- The 1941 illustration by Kukryniksy
- Original title: Злоумышленник
- Translator: Constance Garnett
- Country: Russia
- Language: Russian

Publication
- Published in: Peterburgskaya Gazeta
- Publication date: 7 August 1885
- Published in English: 1919

= A Malefactor =

"A Malefactor" (Злоумышленник) is an 1885 short story by Anton Chekhov.

==Publication==
"A Malefactor" was first published in the 7 August (o.s. 24 July) 1885 (No. 200) issue of Peterburgskaya Gazeta, in its Fleeting Notes section, subtitled "A Little Scene" (Сценка) and signed A. Chekhonte (А. Чехонте). The story was included into the 1886 collection Motley Stories (Пёстрые рассказы), to be reproduced unchanged in all of its 14 editions, and later into Volume 3 of the original edition of the Collected Works by A.P. Chekhov, published by Adolf Marks in 1899–1901.

==Background==
Vladimir Gilyarovsky maintained that the prototype for the character of Denis Grigoryev was a peasant named Nikita Pantyukhin, from the village Kraskovo in Moscow Governorate. "Anton Pavlovich was trying to put it to him that one was not supposed to unscrew nuts off railroad tracks, which could cause train crash, but Nikita seemed to be unable to understand him... 'Sure I know what's allowed, what's not. Sure, it's not everywhere that I unscrew them: one here, another there,' he was repeating," Gilyarovsky wrote. According to him, Chekhov had written down some words and expressions used by the real life 'malefactor' and then reproduced them in his story.
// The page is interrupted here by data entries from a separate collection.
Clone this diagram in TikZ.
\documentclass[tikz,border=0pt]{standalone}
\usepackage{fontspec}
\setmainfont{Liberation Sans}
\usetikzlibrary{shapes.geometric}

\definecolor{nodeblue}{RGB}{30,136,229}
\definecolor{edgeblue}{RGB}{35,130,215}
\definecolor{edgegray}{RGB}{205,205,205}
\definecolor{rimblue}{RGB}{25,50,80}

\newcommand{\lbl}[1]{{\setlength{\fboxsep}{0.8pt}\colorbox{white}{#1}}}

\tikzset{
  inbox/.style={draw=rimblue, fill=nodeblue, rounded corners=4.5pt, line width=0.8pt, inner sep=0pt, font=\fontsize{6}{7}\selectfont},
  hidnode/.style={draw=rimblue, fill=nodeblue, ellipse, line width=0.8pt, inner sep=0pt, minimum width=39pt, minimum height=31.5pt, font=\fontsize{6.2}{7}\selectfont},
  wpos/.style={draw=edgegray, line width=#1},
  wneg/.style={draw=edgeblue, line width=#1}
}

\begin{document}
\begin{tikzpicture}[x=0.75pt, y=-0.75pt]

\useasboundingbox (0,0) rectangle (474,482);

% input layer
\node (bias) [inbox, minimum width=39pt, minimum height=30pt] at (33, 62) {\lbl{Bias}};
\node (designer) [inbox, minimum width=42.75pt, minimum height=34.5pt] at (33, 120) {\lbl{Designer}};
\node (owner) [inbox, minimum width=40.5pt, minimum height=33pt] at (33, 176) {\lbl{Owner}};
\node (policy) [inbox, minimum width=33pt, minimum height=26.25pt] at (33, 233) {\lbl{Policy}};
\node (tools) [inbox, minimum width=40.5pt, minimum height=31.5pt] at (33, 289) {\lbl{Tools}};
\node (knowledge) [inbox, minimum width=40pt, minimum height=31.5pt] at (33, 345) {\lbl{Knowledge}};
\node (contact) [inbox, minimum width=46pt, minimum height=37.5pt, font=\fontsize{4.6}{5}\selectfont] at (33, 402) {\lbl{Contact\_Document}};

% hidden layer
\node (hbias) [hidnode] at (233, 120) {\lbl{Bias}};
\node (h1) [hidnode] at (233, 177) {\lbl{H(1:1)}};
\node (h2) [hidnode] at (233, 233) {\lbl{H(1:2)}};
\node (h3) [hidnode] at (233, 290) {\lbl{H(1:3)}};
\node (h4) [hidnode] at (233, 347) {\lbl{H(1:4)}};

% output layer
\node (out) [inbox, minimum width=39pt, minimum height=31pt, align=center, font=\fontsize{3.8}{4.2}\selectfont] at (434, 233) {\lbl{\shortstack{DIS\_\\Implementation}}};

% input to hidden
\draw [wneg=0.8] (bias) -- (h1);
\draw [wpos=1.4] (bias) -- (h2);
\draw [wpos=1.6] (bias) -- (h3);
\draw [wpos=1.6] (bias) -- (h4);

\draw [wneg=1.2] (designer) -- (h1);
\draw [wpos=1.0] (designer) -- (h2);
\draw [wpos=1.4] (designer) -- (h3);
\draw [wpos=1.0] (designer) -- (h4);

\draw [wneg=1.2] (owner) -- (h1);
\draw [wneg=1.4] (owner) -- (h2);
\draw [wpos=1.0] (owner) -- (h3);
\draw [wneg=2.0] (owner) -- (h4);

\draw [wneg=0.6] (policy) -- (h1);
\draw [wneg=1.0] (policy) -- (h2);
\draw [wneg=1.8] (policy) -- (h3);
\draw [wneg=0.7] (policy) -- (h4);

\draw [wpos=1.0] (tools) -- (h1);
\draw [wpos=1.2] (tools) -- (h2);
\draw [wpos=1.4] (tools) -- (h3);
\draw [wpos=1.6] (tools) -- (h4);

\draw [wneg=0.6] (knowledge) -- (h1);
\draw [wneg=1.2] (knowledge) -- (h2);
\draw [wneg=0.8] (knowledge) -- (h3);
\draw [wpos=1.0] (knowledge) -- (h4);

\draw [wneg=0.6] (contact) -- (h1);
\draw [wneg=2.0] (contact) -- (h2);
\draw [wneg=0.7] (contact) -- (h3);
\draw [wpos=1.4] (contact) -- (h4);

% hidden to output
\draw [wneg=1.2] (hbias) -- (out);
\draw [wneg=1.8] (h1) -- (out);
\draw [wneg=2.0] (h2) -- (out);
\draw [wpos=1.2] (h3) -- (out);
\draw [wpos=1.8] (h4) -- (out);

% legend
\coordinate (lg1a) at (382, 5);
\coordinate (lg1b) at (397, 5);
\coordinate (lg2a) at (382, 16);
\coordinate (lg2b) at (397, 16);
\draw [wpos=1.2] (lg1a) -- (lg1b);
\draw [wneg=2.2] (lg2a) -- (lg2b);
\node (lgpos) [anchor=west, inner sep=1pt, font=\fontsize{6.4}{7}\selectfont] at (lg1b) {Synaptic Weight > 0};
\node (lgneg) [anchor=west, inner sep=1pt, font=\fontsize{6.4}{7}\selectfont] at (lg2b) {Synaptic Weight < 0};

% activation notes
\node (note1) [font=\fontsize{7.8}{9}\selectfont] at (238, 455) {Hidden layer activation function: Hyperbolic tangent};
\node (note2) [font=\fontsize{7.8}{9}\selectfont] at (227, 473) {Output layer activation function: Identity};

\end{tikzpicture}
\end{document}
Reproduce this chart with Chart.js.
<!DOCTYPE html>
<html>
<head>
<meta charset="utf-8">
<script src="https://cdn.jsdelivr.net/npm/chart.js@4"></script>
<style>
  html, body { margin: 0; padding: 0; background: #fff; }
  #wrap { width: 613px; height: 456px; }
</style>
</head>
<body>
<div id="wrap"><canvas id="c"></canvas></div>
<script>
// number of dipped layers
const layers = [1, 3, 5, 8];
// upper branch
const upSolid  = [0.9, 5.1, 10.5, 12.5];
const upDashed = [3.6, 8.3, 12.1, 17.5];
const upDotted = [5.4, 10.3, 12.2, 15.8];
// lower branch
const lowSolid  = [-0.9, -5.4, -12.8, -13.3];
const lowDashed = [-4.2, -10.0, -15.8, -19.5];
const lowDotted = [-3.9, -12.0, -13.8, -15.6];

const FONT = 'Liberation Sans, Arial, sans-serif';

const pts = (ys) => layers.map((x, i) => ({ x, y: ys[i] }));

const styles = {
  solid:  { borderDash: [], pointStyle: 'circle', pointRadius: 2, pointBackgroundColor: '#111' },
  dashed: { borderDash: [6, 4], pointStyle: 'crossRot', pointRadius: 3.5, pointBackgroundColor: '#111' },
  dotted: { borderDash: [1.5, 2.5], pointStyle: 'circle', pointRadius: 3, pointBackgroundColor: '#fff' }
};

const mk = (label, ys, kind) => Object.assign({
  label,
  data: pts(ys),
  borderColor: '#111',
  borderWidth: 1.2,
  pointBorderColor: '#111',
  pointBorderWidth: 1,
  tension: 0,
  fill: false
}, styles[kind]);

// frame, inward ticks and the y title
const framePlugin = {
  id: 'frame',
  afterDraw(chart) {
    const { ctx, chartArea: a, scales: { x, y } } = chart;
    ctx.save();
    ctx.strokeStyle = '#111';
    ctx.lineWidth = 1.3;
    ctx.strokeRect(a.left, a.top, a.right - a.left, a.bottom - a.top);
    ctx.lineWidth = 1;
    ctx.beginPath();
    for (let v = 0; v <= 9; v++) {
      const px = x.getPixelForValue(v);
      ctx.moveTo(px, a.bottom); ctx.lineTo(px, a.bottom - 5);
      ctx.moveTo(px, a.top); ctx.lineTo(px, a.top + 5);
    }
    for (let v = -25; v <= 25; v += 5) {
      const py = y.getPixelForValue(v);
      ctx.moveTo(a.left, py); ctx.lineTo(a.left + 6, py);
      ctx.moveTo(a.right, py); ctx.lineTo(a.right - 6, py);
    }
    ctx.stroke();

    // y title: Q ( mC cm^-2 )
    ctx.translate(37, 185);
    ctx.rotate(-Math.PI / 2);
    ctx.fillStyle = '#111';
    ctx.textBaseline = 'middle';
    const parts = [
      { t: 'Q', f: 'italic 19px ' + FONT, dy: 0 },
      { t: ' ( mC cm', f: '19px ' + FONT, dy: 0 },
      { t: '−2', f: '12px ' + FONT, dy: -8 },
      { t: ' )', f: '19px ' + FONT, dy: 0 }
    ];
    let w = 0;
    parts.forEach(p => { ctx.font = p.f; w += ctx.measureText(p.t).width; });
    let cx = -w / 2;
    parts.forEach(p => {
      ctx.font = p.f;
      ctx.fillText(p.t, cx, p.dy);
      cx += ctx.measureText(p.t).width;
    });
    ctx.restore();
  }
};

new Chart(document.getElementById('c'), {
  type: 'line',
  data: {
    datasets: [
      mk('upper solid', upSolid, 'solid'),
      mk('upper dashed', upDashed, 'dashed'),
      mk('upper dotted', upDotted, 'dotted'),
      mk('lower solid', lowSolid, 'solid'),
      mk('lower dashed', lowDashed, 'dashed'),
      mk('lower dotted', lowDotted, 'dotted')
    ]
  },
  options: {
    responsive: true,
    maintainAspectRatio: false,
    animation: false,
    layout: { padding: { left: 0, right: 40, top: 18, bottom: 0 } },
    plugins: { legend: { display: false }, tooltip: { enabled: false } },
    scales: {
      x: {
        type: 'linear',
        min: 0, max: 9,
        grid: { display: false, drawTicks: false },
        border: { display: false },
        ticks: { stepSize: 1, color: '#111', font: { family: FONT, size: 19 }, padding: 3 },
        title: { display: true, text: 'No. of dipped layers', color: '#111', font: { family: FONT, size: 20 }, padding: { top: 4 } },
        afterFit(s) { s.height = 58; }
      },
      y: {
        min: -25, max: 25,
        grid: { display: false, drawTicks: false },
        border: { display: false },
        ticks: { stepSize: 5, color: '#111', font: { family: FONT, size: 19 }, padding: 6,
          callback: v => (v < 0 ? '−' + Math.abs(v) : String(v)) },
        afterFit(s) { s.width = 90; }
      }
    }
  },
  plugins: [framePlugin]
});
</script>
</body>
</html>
Lev Tolstoy included "A Malefactor" in his list of Chekhov's best stories. In Chekhov's lifetime the story was translated into Bulgarian, Hungarian, German, Serbo-Croatian, Slovak and Czech languages.

==Synopsis==
A local investigating magistrate unsuccessfully tries to explain that it is wrong to take iron nuts off the railroad track to a peasant, Grigoryev, who simply cannot see why he's to be deprived of his right to use an iron nut as a weight for his fishing line.